Hanks Massey, 11, and his 9-year-old brother Davis Massey did the (almost) impossible. In back-to-back shots on the par-3 3rd hole at the TPC Sawgrass Stadium course, they both made aces.

At around 7:30 p.m. on July 10, the two brothers and their father Scott Massey reached No. 3's tee box. It's a 103-yard hole with water to the left of the green, a giant bunker in front and several smaller bunkers behind the pin. Plus, it's in full view of the massive clubhouse and the practice putting green -- no easy shot for anyone, much less two young golfers.
Their dad went first and missed the green. Then it was Hanks' turn. He pulled out his 9-iron, took a swing and watched it sail towards the green. It kicked right then tracked towards the hole but neither Hanks nor Scott could see exactly where it ended up. Was it behind the green in a bunker? Past the flag on the green? In the hole?
Hanks and Scott sprinted up to the green, ran to the cup and found the ball inside. They started whooping and hollering. Scott got out his Blackberry and gave it to Hanks, who called his mom at home and his grandmother in Colorado.
It was around that point that the family remembered something -- Davis hadn't hit his tee shot. He'd joined big brother and his father on the green after Hanks' hole-in-one and returned to the tee box for his shot.
"I trudged back because knew I wasn't going to hit a hole-in-one because it's like a one in one billion chance," Davis said later to the Jacksonville Times-Union.
When Golf Digest calculated the odds for two players making a hole-in-one in the same round, on the same hole, it came out as 17 million to 1. Not exactly one in a billion but certainly not a common phenomenon.
Davis grabbed his 8-iron, swung with ease and what happened next defied probability. Scott and Hanks, still on the phone with his grandmother and giving a play-by-play, watched the ball veer towards the hole.
You can only imagine what was going through their minds. No way that's going to go in, right? Unreal, that's getting closer. It's in the hole!
"Honestly, I think it's lost on them," Scott, a senior director of marketing at the PGA TOUR, said. "They are of course excited about their respective holes-in-one and the odds of that happening and so forth but I think that's a little bit lost on them. I don't think they can quite grasp what 17 million to one means."
Naturally, the local Jacksonville paper hopped on the story. The boys shot a video -- in one take, no less -- with a re-enactment of their aces. But gaining a little fame isn't what they're most excited about. Anyone who makes a hole-in-one at TPC Sawgrass gets their name on a plaque just outside the locker room entrance in the clubhouse.
"Getting their names on those plaques probably mean more to them than anything," said their dad. "Here's the other thing that's funny -- there are some famous (PGA TOUR) names on there, which is so cool, but they are more excited about the fact that one of their golfing buddies is on there. He had one in May and their name is going on there with him.

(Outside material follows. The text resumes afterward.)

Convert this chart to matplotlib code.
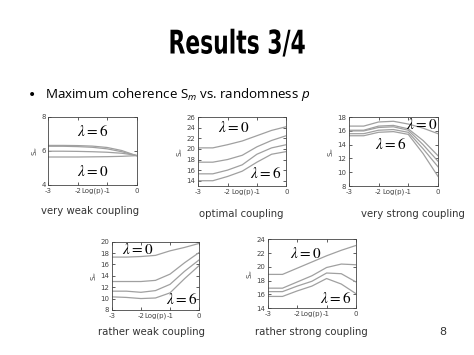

"Years from now, I think they'll really cherish that names like Greg Norman and other great players are on there."
The boys have played golf nearly all their lives and are devoted to the game in the summer. Like most active boys, once school starts again and football season rolls around, golf will fall to the wayside and they'll renew their love for football.
"It's kind of whatever sport is in season," Scott said. "During the summer they are on fire for golf. But they will be equally on fire for football."
Scott and his wife are trying to stress to the boys that, while holes-in-one do involve skill, much of it is luck. Good grades are an accomplishment, a hole-in-one is about 50 percent chance. Still, the boys will each get a new club for their unbelievable aces.
"We are trying to keep it in perspective that what happened is essentially luck times luck equals a miracle. We are not putting it on par with making good grades in school," Scott said. "There are great golfers who never make a hole-in-one and not-so-great ones that do. It's kind of a whimsical thing."
And a thing that the boys and Dad will remember for the rest of their lives.